My intuition says that "success" was a successful suspend but not a successful wakeup.
Lucid might bring some relief. I'm going to give the alpha a shot when I get my camera (with the SD card) back from my sister (this bum doesn't feel like wasting CDs). But my hopes for a "out of the box" functioning internal mic are higher than my hopes for a functioning suspend/resume.
Anyone know how to get brightness working on karmic with the new bios?
It freezes when I try.
+1
I've never had HD playback problems (su9400 dualcore), and even with wireless, a handful of firefox tabs, and banshee all running I get 10,4 watts and 6h40min power estimates - jumps closer to 8 without wireless...
Not being able to suspend is hugely annoying, but thankfully booting is lightning fast for me on koala so it isn't too terrible of a problem.
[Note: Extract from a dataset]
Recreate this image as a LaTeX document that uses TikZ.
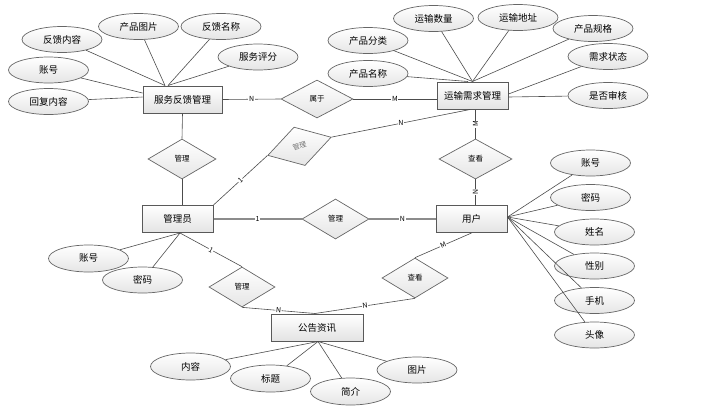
\documentclass[tikz,border=0pt]{standalone}
\usepackage{fontspec}
\setmainfont{Noto Sans CJK SC}
\usetikzlibrary{shapes.geometric}
\begin{document}
\begin{tikzpicture}[x=1pt,y=-1pt,
  ent/.style={rectangle, draw=black!65, line width=1pt, top color=white, bottom color=gray!22, minimum width=71pt, minimum height=27pt, inner sep=0pt, font=\fontsize{9.5}{11}\selectfont},
  attr/.style={ellipse, draw=black!60, line width=0.7pt, top color=white, bottom color=gray!20, minimum width=80pt, minimum height=26pt, inner sep=0pt, font=\fontsize{9.5}{11}\selectfont},
  rel/.style={diamond, draw=black!60, line width=0.7pt, top color=white, bottom color=gray!20, minimum width=68pt, minimum height=40pt, inner sep=0pt, font=\fontsize{7.5}{9}\selectfont},
  conn/.style={draw=black!70, line width=0.6pt},
  boldconn/.style={draw=black!45, line width=1.3pt},
  lab/.style={fill=white, inner sep=0.6pt, font=\fontsize{7}{8}\selectfont}
]
\useasboundingbox (0,0) rectangle (706,418);
% entities
\node[ent, minimum width=79pt] (fk) at (182.5,99.5) {服务反馈管理};
\node[ent] (ys) at (472.5,95.5) {运输需求管理};
\node[ent] (gly) at (177.5,219) {管理员};
\node[ent] (yh) at (471.5,219) {用户};
\node[ent, minimum width=92pt] (gg) at (317,327.5) {公告资讯};
% relations
\node[rel, minimum width=72pt, minimum height=38pt] (sy) at (317,99) {属于};
\node[rel] (gl1) at (182,159) {管理};
\node[rel, minimum width=67pt] (gl3) at (335.5,219) {管理};
\node[rel, minimum width=73pt] (ck1) at (475.5,159) {查看};
\node[rel, minimum width=66pt] (gl4) at (242,287) {管理};
\node[rel, minimum width=66pt] (ck2) at (415,278) {查看};
\node[rel, minimum width=66pt, rotate=16, text=black!55, font=\fontsize{7}{8}\selectfont] (gl2) at (299.5,146.3) {管理};
% attributes of 服务反馈管理
\node[attr] (a1) at (62,39.5) {反馈内容};
\node[attr] (a2) at (138.5,26.5) {产品图片};
\node[attr] (a3) at (221,26.5) {反馈名称};
\node[attr] (a4) at (258,57) {服务评分};
\node[attr] (a5) at (48.5,70) {账号};
\node[attr] (a6) at (48.5,101.5) {回复内容};
% attributes of 运输需求管理
\node[attr] (b1) at (433.5,18.5) {运输数量};
\node[attr] (b2) at (518,17.5) {运输地址};
\node[attr] (b3) at (593,28.5) {产品规格};
\node[attr] (b4) at (368,40.5) {产品分类};
\node[attr] (b5) at (368,73.5) {产品名称};
\node[attr] (b6) at (608,56.5) {需求状态};
\node[attr] (b7) at (608,95.5) {是否审核};
% attributes of 用户
\node[attr] (c1) at (590.5,163) {账号};
\node[attr] (c2) at (590.5,197.5) {密码};
\node[attr] (c3) at (594.5,232) {姓名};
\node[attr] (c4) at (594.5,266) {性别};
\node[attr] (c5) at (594.5,300.5) {手机};
\node[attr] (c6) at (594.5,335) {头像};
% attributes of 管理员
\node[attr, minimum height=27pt] (d1) at (88.5,258.5) {账号};
\node[attr] (d2) at (142.5,280) {密码};
% attributes of 公告资讯
\node[attr, minimum height=27pt] (e1) at (190.5,366.5) {内容};
\node[attr, minimum height=27pt] (e2) at (270.5,378.5) {标题};
\node[attr, minimum height=27pt] (e3) at (350.5,391.5) {简介};
\node[attr] (e4) at (417,370) {图片};
% attribute connectors
\draw[conn] (a1) -- ([xshift=-17.5pt]fk.north);
\draw[conn] (a2) -- ([xshift=-17.5pt]fk.north);
\draw[conn] (a3) -- ([xshift=-14.5pt]fk.north);
\draw[conn] (a4) -- ([xshift=-14.5pt]fk.north);
\draw[conn] (a5) -- ([yshift=6.5pt]fk.west);
\draw[conn] (a6) -- ([yshift=2.5pt]fk.west);
\draw[conn] (b1) -- (ys.north);
\draw[conn] (b2) -- (ys.north);
\draw[conn] (b3) -- (ys.north);
\draw[conn] (b4) -- (ys.north);
\draw[conn] (b5) -- ([xshift=-4.5pt]ys.north);
\draw[conn] (b6) -- ([yshift=1.5pt]ys.east);
\draw[conn] (b7) -- ([yshift=-1.5pt]ys.east);
\foreach \c in {c1,c2,c3,c4,c5,c6} \draw[conn] (\c) -- ([yshift=2pt]yh.east);
\draw[conn] (d1) -- ([xshift=2.5pt]gly.south);
\draw[conn] (d2) -- ([xshift=2.5pt]gly.south);
\foreach \e in {e1,e2,e3,e4} \draw[conn] (\e) -- ([xshift=1pt]gg.south);
% relation connectors
\draw[conn] (fk.east) -- node[lab]{N} (sy.west);
\draw[conn] (sy.east) -- node[lab]{M} (sy.east -| ys.west);
\draw[conn] (fk.south) -- (gl1.north);
\draw[conn] (gl1.south) -- (gl1.south |- gly.north);
\draw[conn] ([xshift=-2.5pt]ys.south) -- node[lab]{N} (gl2.east);
\draw[conn] (gly.north east) -- node[lab, sloped]{1} (gl2.west);
\draw[conn] (ck1.north) -- node[lab, sloped]{M} (ck1.north |- ys.south);
\draw[conn] (ck1.south) -- node[lab, sloped]{N} (ck1.south |- yh.north);
\draw[boldconn] (gly.east) -- node[lab]{1} (gl3.west);
\draw[boldconn] (gl3.east) -- node[lab]{N} (yh.west);
\draw[conn] ([xshift=2.5pt]gly.south) -- node[lab, sloped]{1} (gl4.north);
\draw[conn] (gl4.south) -- node[lab, sloped]{N} ([xshift=-2pt]gg.north);
\draw[conn] (ck2.south) -- node[lab, sloped]{N} ([xshift=-2pt]gg.north);
\draw[conn] (yh.south) -- node[lab, sloped]{M} (ck2.north);
\end{tikzpicture}
\end{document}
HD playback depends highly on the movie. 720p plays without a hitch for me (su9400 with intel graphics), but for 1080p I boot windows and play them in XBMC. Not really surprising since the flow of bits of a 1080p movie is about double that of a 720p movie. The only 720p movies I have trouble with are AVCHD coded movies from my camera (.MTS files), but I recode those into a more sane format for editing anyway.
VLC and most other players in windows give me the same playback performance as VLC in (x)ubuntu. So there's no real difference between linux and windows for me apart from being able to run the resource friendly XBMC. I love VLC but it is a bit of a resource hog.
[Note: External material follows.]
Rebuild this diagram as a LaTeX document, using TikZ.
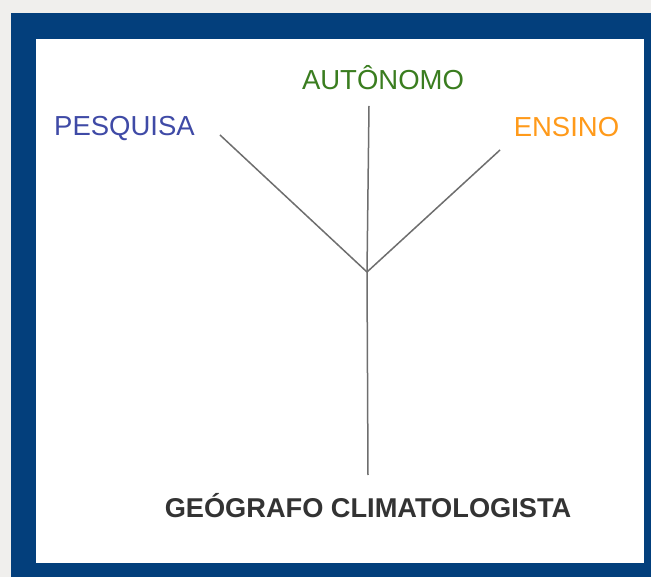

One of the first tests I performed on the laptop was a full-screen 1080p test. Every video I threw at it played flawlessly--even when output to an external display. I'm curious: What sort of 1080p video you had trouble with? I've tested h264/AVC (not sure what the bitrate was) and WMV videos up to 8000kbps. The WMV video ate up about 60+% of one CPU core but it still played without any framerate issues (in SMPlayer which is a front-end for mplayer).
I'm running an SU7300 CPU. For h264/AVC/MPEG, these videos should be accelerated by the Intel 4500MHD chip and the CPU shouldn't matter. For WMV and other codecs (e.g. Theora) it must rely on the CPU... So if you have a slower chip that could explain your issues.
If you're using Flash, well, full-screen 1080p videos only play properly in Flash in Windows. They don't seem to play well on Macs or Linux no matter how fast the system is. I've thrown a quad-core at Flash in Linux and it still skips frames. Point being, Flash sucks. Download the video in some other format and get over it.
The sooner the web gets rid of Flash for playing video the better off we'll all be.